Relogement problématique pour les victimes de Doweiqa
Le 28-09-2008 par Vincent Fortin
Le drame de l’effondrement de Doweiqa, attire de nouveau l’attention sur la pénurie de logement au Caire. Un dossier pourtant d’actualité depuis… quarante ans.
Minuit, nouvelle banlieue de Doweiqa. Malgré l’heure tardive, le quartier est en ébullition. Ici, ce n’est pas le Ramadan qui tient éveillé, mais la précarité : le voisinage se précipite autour d’une équipe d’aide alimentaire. Avec pour consigne de reloger des milliers d’habitants qui ont perdu leur logement – ou expulsés de force d’habitations soudain jugées trop dangereuses – un responsable local "distribue" des appartements.
C’est ici que le gouvernement entend prouver sa capacité à gérer le problème des ‘achouiat (logements de fortune), suite au drame de Doweiqa : au début du mois, un pan de la falaise du Moqattam s’écoulait sur un quartier informel, faisant plus d’une centaine de morts, selon un dernier bilan.
Ce problème du logement précaire est pourtant ancien : Dans les années 70-80, l’explosion démographique et l’exode rurale drainent dans les quartiers pauvres du Caire plusieurs millions d’Egyptiens.
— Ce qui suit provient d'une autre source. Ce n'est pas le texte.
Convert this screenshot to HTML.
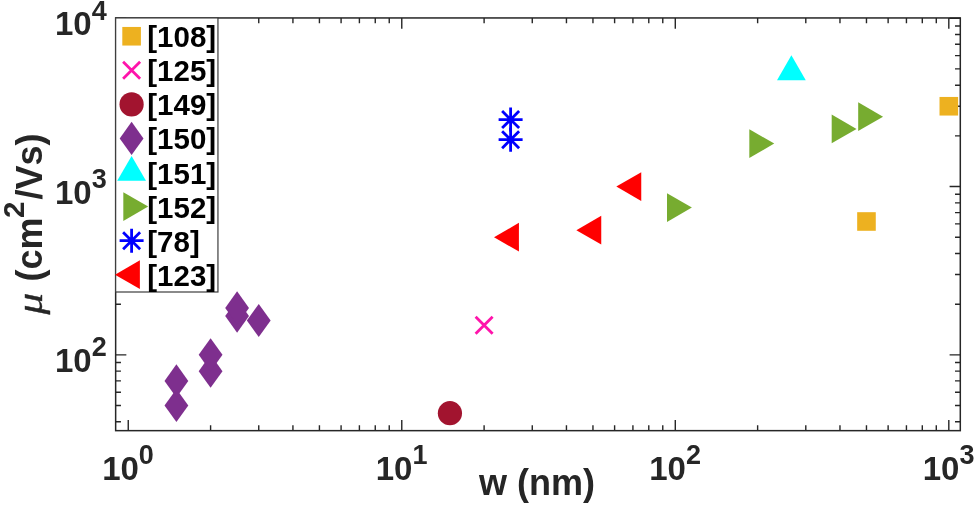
<!DOCTYPE html>
<html lang="en"><head><meta charset="utf-8"><title>mobility vs width</title>
<style>html,body{margin:0;padding:0;background:#fff}svg{display:block}text{font-family:"Liberation Sans",Arial,sans-serif;font-weight:bold}.t{fill:#262626;font-size:33px}.s{fill:#262626;font-size:27px}.l{fill:#262626;font-size:36px}.g{fill:#000;font-size:29.5px}</style></head><body>
<svg width="976" height="506" viewBox="0 0 976 506">
<rect width="976" height="506" fill="#fff"/>
<path d="M128.25 430.65v-10.7M128.25 17.95v10.7M210.59 430.65v-5.3M210.59 17.95v5.3M258.75 430.65v-5.3M258.75 17.95v5.3M292.93 430.65v-5.3M292.93 17.95v5.3M319.43 430.65v-5.3M319.43 17.95v5.3M341.09 430.65v-5.3M341.09 17.95v5.3M359.40 430.65v-5.3M359.40 17.95v5.3M375.26 430.65v-5.3M375.26 17.95v5.3M389.25 430.65v-5.3M389.25 17.95v5.3M401.77 430.65v-10.7M401.77 17.95v10.7M484.11 430.65v-5.3M484.11 17.95v5.3M532.27 430.65v-5.3M532.27 17.95v5.3M566.45 430.65v-5.3M566.45 17.95v5.3M592.95 430.65v-5.3M592.95 17.95v5.3M614.61 430.65v-5.3M614.61 17.95v5.3M632.92 430.65v-5.3M632.92 17.95v5.3M648.78 430.65v-5.3M648.78 17.95v5.3M662.77 430.65v-5.3M662.77 17.95v5.3M675.29 430.65v-10.7M675.29 17.95v10.7M757.63 430.65v-5.3M757.63 17.95v5.3M805.79 430.65v-5.3M805.79 17.95v5.3M839.97 430.65v-5.3M839.97 17.95v5.3M866.47 430.65v-5.3M866.47 17.95v5.3M888.13 430.65v-5.3M888.13 17.95v5.3M906.44 430.65v-5.3M906.44 17.95v5.3M922.30 430.65v-5.3M922.30 17.95v5.3M936.29 430.65v-5.3M936.29 17.95v5.3M948.81 430.65v-10.7M948.81 17.95v10.7M115.65 421.82h5.3M960.3 421.82h-5.3M115.65 405.51h5.3M960.3 405.51h-5.3M115.65 392.19h5.3M960.3 392.19h-5.3M115.65 380.92h5.3M960.3 380.92h-5.3M115.65 371.16h5.3M960.3 371.16h-5.3M115.65 362.55h5.3M960.3 362.55h-5.3M115.65 354.85h10.7M960.3 354.85h-10.7M115.65 304.19h5.3M960.3 304.19h-5.3M115.65 274.55h5.3M960.3 274.55h-5.3M115.65 253.52h5.3M960.3 253.52h-5.3M115.65 237.21h5.3M960.3 237.21h-5.3M115.65 223.89h5.3M960.3 223.89h-5.3M115.65 212.62h5.3M960.3 212.62h-5.3M115.65 202.86h5.3M960.3 202.86h-5.3M115.65 194.25h5.3M960.3 194.25h-5.3M115.65 186.55h10.7M960.3 186.55h-10.7M115.65 135.89h5.3M960.3 135.89h-5.3M115.65 106.25h5.3M960.3 106.25h-5.3M115.65 85.22h5.3M960.3 85.22h-5.3M115.65 68.91h5.3M960.3 68.91h-5.3M115.65 55.59h5.3M960.3 55.59h-5.3M115.65 44.32h5.3M960.3 44.32h-5.3M115.65 34.56h5.3M960.3 34.56h-5.3M115.65 25.95h5.3M960.3 25.95h-5.3M115.65 18.25h10.7M960.3 18.25h-10.7" stroke="#262626" stroke-width="1.4" fill="none"/>
<rect x="939.51" y="96.95" width="18.6" height="18.6" fill="#edb120"/>
<rect x="857.17" y="212.19" width="18.6" height="18.6" fill="#edb120"/>
<path d="M475.61 316.71l17.0 17.0M475.61 333.71l17.0 -17.0" stroke="#ff14ab" stroke-width="2.8" fill="none"/>
<circle cx="449.93" cy="413.21" r="12.1" fill="#a2142f"/>
<path d="M176.41 388.91l11.9 16.6l-11.9 16.6l-11.9 -16.6z" fill="#7e2f8e"/>
<path d="M176.41 364.32l11.9 16.6l-11.9 16.6l-11.9 -16.6z" fill="#7e2f8e"/>
<path d="M210.59 354.56l11.9 16.6l-11.9 16.6l-11.9 -16.6z" fill="#7e2f8e"/>
<path d="M210.59 338.25l11.9 16.6l-11.9 16.6l-11.9 -16.6z" fill="#7e2f8e"/>
<path d="M237.09 299.47l11.9 16.6l-11.9 16.6l-11.9 -16.6z" fill="#7e2f8e"/>
<path d="M237.09 291.34l11.9 16.6l-11.9 16.6l-11.9 -16.6z" fill="#7e2f8e"/>
<path d="M258.75 303.90l11.9 16.6l-11.9 16.6l-11.9 -16.6z" fill="#7e2f8e"/>
<polygon points="791.40,55.30 805.78,80.20 777.02,80.20" fill="#00ffff"/>
<polygon points="691.89,207.58 666.99,221.95 666.99,193.20" fill="#77ac30"/>
<polygon points="774.23,143.59 749.33,157.96 749.33,129.21" fill="#77ac30"/>
<polygon points="856.57,128.92 831.67,143.30 831.67,114.54" fill="#77ac30"/>
<polygon points="883.07,116.71 858.17,131.09 858.17,102.33" fill="#77ac30"/>
<path d="M498.61 119.58h24M510.61 107.58v24M502.11 111.08l17.0 17.0M502.11 128.08l17.0 -17.0" stroke="#0000ff" stroke-width="2.8" fill="none"/>
<path d="M498.61 139.64h24M510.61 127.64v24M502.11 131.14l17.0 17.0M502.11 148.14l17.0 -17.0" stroke="#0000ff" stroke-width="2.8" fill="none"/>
<polygon points="494.01,237.21 518.91,222.84 518.91,251.59" fill="#ff0000"/>
<polygon points="576.35,230.25 601.25,215.87 601.25,244.62" fill="#ff0000"/>
<polygon points="616.32,186.55 641.22,172.17 641.22,200.93" fill="#ff0000"/>
<rect x="115.65" y="17.95" width="844.65" height="412.70" fill="none" stroke="#262626" stroke-width="1.5"/>
<rect x="115.65" y="17.95" width="102.30" height="274.05" fill="#fff" stroke="#3c3c3c" stroke-width="1.2"/>
<rect x="122.30" y="26.95" width="18.6" height="18.6" fill="#edb120"/>
<text class="g" x="147.3" y="47.25">[108]</text>
<path d="M123.10 61.82l17.0 17.0M123.10 78.82l17.0 -17.0" stroke="#ff14ab" stroke-width="2.8" fill="none"/>
<text class="g" x="147.3" y="81.32">[125]</text>
<circle cx="131.60" cy="104.39" r="12.1" fill="#a2142f"/>
<text class="g" x="147.3" y="115.39">[149]</text>
<path d="M131.60 121.86l11.9 16.6l-11.9 16.6l-11.9 -16.6z" fill="#7e2f8e"/>
<text class="g" x="147.3" y="149.46">[150]</text>
<polygon points="131.60,155.93 145.98,180.83 117.22,180.83" fill="#00ffff"/>
<text class="g" x="147.3" y="183.53">[151]</text>
<polygon points="148.20,206.60 123.30,220.98 123.30,192.22" fill="#77ac30"/>
<text class="g" x="147.3" y="217.60">[152]</text>
<path d="M119.60 240.67h24M131.60 228.67v24M123.10 232.17l17.0 17.0M123.10 249.17l17.0 -17.0" stroke="#0000ff" stroke-width="2.8" fill="none"/>
<text class="g" x="147.3" y="251.67">[78]</text>
<polygon points="115.00,274.74 139.90,260.36 139.90,289.12" fill="#ff0000"/>
<text class="g" x="147.3" y="285.74">[123]</text>
<text class="t" x="102.15" y="479.6">10<tspan class="s" dy="-15.5">0</tspan></text>
<text class="t" x="375.67" y="479.6">10<tspan class="s" dy="-15.5">1</tspan></text>
<text class="t" x="649.19" y="479.6">10<tspan class="s" dy="-15.5">2</tspan></text>
<text class="t" x="922.71" y="479.6">10<tspan class="s" dy="-15.5">3</tspan></text>
<text class="t" x="55" y="371.80">10<tspan class="s" dy="-15.5">2</tspan></text>
<text class="t" x="55" y="203.50">10<tspan class="s" dy="-15.5">3</tspan></text>
<text class="t" x="55" y="35.20">10<tspan class="s" dy="-15.5">4</tspan></text>
<text class="l" x="537.0" y="494.6" text-anchor="middle">w (nm)</text>
<g transform="translate(42.0,0) rotate(-90)">
<text transform="translate(-314.4,0) scale(1.2,1)" x="0" y="0" style="font-family:'Liberation Serif',serif;font-style:italic;font-weight:normal;font-size:36px;fill:#262626;stroke:#262626;stroke-width:0.4">μ</text>
<text class="l" x="-281.5" y="0">(cm</text>
<text class="l" x="-218.0" y="-18" style="font-size:29.5px">2</text>
<text class="l" x="-199.5" y="0">/Vs)</text>
</g>
</svg></body></html>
Aujourd’hui, ils seraient près de 10 millions à vivre dans des logements illégaux.
Les "appartements de Suzanne"
Entre autres actions publiques pour endiguer le phénomène de paupérisation, Suzanne Mubarak lançait en 1999 un projet immobilier de grande envergure : 10 000 habitations gratuites devaient être réparties à travers la capitale, à destination des plus pauvres. Mais à la fin du chantier, l’urgence de relogement semble mystérieusement passée et ces "habitations prioritaires" rejoignent le juteux marché de l’immobilier.
Aujourd’hui, la stratégie d’aide publique laisse les habitants dubitatifs. Nombre de ces immeubles restent inoccupés, alors que certaines familles de Doweiqa vivent encore dans la rue. D’autres seraient forcées de déménager, pour l’exemple. Quant à certaines subventions décidées à la hâte, elles provoquent la colère : "j’ai à peine de quoi nourrir mes trois enfants tous les jours, mais on m’a offert une parabole", confie Heba, 25 ans.
Un problème plus profond
Cet exemple des "appartements de Suzanne" appuie l’image d’un régime plus enclin à gérer la crise au coup par coup, qu’à la racine. Comme un coup de peinture sur une carcasse rouillée, un effet d’annonce. Car le problème posé par l’effondrement de Doweiqa n’est certainement pas celui de turpitudes géologiques. Mais celui de l’exclusion, ancienne et récurrente, d’une immense partie de la population, qui n’a jamais eu l’opportunité économique de s’intégrer à la capitale.